EXERCISE PROMPT
Restate the material word for word and leave out anything that is a picture.

==================================================

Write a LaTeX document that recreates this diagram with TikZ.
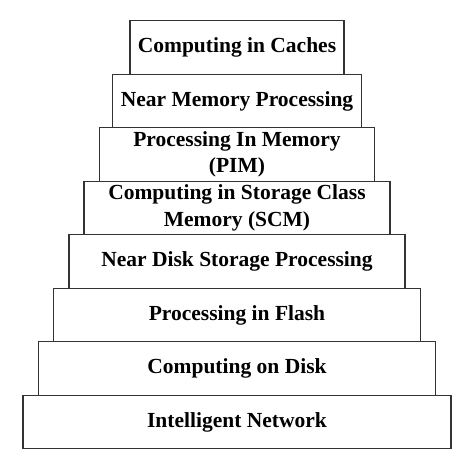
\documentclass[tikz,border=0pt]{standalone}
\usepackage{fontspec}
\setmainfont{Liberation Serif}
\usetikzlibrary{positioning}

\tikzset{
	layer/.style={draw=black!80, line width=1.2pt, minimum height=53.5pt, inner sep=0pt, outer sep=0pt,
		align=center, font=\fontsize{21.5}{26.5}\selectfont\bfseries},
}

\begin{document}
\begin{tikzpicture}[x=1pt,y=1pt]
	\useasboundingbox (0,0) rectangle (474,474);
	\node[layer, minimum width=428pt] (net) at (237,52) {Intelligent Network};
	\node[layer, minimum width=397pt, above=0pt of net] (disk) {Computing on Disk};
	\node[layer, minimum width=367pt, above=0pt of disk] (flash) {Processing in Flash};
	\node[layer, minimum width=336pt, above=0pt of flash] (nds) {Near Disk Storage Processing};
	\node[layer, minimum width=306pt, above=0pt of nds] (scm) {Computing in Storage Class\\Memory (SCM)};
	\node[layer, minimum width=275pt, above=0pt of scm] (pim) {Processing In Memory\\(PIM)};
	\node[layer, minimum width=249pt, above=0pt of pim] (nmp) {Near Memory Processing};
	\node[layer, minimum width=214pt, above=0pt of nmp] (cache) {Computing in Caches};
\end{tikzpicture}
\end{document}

==================================================

TASK RESPONSE
Write a LaTeX document that recreates this diagram with TikZ.
\documentclass[tikz,border=0pt]{standalone}
\usepackage{fontspec}
\setmainfont{Liberation Serif}
\usetikzlibrary{positioning}

\tikzset{
	layer/.style={draw=black!80, line width=1.2pt, minimum height=53.5pt, inner sep=0pt, outer sep=0pt,
		align=center, font=\fontsize{21.5}{26.5}\selectfont\bfseries},
}

\begin{document}
\begin{tikzpicture}[x=1pt,y=1pt]
	\useasboundingbox (0,0) rectangle (474,474);
	\node[layer, minimum width=428pt] (net) at (237,52) {Intelligent Network};
	\node[layer, minimum width=397pt, above=0pt of net] (disk) {Computing on Disk};
	\node[layer, minimum width=367pt, above=0pt of disk] (flash) {Processing in Flash};
	\node[layer, minimum width=336pt, above=0pt of flash] (nds) {Near Disk Storage Processing};
	\node[layer, minimum width=306pt, above=0pt of nds] (scm) {Computing in Storage Class\\Memory (SCM)};
	\node[layer, minimum width=275pt, above=0pt of scm] (pim) {Processing In Memory\\(PIM)};
	\node[layer, minimum width=249pt, above=0pt of pim] (nmp) {Near Memory Processing};
	\node[layer, minimum width=214pt, above=0pt of nmp] (cache) {Computing in Caches};
\end{tikzpicture}
\end{document}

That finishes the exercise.